Armando llegó escéptico pero con una gran disposición, hablamos de música, de literatura, y entre charla y charla se abrió del tal forma que en mi mente hacia notas para salir vivo de la presentación. Llegó la hora, ante un público nutrido y expectante por ver y escuchar al bajista de la Botellita de Jerez, el Armando escritor respondió a un entrevistador más fresco y menos dogmático, improvisando entre la literatura chida y el valor unipersonal de un libro. La gente reía, él disfrutaba, y fue al leer un fragmento del diario íntimo del guacarroquer donde se avienta unos versos cachondos y roza los nombres de Octavio Paz y Alejandro Aura, que caí en cuenta de la carga innecesaria que a veces uno lleva sobre la espalda en el mundo literario.

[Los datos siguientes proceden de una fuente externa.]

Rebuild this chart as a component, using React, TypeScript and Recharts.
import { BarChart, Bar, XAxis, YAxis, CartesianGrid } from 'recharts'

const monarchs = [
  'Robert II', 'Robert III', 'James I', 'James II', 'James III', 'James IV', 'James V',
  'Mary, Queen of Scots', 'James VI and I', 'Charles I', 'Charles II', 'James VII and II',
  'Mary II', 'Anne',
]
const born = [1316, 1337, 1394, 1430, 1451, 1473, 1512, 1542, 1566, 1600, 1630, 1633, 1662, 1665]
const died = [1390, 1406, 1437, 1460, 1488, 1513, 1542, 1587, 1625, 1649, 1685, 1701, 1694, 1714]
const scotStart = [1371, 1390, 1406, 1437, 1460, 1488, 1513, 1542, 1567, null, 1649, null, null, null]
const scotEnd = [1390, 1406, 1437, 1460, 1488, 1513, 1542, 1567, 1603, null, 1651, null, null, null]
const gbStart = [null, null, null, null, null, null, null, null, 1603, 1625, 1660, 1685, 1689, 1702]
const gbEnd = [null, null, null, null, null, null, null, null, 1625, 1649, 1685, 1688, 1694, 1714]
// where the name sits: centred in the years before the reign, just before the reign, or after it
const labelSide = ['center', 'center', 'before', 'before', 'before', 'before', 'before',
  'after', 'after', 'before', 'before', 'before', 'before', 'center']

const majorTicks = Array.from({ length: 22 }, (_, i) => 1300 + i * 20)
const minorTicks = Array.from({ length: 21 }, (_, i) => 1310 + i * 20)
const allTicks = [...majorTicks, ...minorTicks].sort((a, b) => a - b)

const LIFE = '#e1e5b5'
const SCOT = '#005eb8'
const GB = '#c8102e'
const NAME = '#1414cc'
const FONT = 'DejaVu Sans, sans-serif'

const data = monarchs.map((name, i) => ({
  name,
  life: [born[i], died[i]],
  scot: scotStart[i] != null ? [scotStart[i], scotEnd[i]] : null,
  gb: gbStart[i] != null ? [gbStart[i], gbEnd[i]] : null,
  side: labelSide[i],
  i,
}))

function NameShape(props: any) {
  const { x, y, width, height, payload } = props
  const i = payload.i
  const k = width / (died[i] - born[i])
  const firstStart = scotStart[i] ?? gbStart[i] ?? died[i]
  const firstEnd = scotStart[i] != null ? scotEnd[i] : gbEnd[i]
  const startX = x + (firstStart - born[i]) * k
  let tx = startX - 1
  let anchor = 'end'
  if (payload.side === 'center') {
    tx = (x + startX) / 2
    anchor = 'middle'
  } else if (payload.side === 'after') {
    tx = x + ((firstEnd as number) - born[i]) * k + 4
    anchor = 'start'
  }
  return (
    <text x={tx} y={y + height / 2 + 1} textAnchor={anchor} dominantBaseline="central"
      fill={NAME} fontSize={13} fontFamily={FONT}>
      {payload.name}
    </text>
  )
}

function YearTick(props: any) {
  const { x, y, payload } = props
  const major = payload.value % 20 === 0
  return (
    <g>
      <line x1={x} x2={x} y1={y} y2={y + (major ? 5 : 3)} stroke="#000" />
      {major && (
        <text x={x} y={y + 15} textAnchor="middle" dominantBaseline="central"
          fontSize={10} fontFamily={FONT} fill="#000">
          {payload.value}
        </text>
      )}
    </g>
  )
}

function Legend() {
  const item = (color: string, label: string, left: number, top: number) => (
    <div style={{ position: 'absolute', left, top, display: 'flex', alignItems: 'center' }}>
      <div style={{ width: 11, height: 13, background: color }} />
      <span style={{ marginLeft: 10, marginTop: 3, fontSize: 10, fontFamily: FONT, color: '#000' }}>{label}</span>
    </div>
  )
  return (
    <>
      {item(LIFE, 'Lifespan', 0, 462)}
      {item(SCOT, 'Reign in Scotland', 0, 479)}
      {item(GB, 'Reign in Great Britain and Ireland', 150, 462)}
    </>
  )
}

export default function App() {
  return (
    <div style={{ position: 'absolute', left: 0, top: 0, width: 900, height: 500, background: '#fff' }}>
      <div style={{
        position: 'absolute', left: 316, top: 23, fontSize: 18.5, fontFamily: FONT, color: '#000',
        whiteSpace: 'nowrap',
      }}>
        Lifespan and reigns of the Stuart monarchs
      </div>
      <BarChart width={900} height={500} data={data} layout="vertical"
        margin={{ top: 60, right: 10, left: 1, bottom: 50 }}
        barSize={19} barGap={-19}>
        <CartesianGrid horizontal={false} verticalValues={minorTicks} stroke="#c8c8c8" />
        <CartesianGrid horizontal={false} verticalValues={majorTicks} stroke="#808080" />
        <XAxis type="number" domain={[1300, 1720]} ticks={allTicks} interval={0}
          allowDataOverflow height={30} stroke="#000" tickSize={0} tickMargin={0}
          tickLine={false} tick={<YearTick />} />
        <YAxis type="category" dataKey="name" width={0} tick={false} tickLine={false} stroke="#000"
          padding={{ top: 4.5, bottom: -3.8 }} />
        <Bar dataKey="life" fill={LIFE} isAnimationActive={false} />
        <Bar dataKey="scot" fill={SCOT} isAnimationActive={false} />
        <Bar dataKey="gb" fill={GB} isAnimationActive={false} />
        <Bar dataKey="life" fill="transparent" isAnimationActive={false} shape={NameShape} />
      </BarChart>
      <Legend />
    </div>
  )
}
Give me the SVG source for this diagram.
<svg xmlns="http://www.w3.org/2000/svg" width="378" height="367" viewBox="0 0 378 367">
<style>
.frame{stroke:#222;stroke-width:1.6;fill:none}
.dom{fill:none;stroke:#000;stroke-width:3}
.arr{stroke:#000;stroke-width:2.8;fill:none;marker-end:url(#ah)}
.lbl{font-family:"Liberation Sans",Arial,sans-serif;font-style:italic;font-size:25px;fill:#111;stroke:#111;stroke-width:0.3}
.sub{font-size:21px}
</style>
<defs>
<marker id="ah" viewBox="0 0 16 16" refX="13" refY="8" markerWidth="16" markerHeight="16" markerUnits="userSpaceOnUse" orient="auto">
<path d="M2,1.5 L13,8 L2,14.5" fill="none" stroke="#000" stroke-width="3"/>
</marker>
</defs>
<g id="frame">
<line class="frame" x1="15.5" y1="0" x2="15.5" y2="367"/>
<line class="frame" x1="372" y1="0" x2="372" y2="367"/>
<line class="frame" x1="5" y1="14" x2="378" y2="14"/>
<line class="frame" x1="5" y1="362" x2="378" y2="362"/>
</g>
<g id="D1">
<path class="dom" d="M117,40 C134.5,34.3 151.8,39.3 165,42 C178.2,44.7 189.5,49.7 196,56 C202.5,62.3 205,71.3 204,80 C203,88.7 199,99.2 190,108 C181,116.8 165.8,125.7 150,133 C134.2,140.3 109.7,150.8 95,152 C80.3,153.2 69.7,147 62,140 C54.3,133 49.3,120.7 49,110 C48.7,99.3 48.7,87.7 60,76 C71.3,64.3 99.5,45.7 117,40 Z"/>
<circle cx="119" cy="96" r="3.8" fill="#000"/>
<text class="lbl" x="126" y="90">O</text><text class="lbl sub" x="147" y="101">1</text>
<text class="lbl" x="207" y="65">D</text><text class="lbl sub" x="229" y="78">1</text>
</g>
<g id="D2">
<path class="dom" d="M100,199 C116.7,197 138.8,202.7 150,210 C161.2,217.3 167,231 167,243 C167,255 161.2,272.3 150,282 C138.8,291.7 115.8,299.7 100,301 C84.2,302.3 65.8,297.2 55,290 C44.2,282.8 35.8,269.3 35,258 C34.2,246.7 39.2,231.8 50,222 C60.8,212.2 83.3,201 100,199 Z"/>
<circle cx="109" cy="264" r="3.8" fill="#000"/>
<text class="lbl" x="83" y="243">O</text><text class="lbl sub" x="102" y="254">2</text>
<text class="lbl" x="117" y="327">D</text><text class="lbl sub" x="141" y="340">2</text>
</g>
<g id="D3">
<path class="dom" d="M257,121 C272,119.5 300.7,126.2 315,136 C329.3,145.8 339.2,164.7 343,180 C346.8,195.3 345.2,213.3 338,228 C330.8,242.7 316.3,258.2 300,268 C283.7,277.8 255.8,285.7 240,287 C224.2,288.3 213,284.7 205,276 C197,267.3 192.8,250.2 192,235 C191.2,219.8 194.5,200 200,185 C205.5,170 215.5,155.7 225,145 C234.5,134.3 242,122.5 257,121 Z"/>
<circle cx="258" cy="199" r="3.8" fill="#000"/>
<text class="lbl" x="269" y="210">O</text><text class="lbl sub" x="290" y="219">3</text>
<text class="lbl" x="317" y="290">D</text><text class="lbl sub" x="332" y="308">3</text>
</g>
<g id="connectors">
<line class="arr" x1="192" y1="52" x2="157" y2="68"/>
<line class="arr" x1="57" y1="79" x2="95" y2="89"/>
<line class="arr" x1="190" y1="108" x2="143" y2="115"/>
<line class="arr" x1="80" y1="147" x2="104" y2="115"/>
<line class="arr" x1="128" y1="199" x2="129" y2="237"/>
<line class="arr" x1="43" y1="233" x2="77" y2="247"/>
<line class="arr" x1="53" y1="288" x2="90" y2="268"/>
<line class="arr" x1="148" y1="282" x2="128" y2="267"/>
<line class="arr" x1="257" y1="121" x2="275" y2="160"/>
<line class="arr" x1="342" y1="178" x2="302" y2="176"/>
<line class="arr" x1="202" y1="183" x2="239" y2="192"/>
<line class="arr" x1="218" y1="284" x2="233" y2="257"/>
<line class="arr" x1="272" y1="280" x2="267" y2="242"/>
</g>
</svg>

Recuerdo que unos días después, ya más adentrado en su obra, preguntaba a un amigo filólogo si había leído algo de Armando Vega, -¿Armando qué?- respondió, -Vega Gil, el de la Botellita- dije como quien está a punto de elogiar una obra. Su negativa fue contundente, no lo conocía ni lo conocería, perdía el tiempo buscando opiniones sobre su obra en ese gremio a veces tan gris. Entonces pensé en preguntarle lo mismo a un amigo más de la onda rockera culturosa, a lo que respondió: -Claro, su literatura está bien chida-. Fue entonces que en lo “chido” encontré la razón de ser de sus libros y de mucha, mucha literatura, entendí ese universo al que a veces los escritores o los lectores se cierran; lo viví, y me cambió un poco. ¡Chicles bomba!, me dije al aprender la lección y lo replico de vez en cuando, aunque por la mirada de mis amigos, esa onda no va conmigo.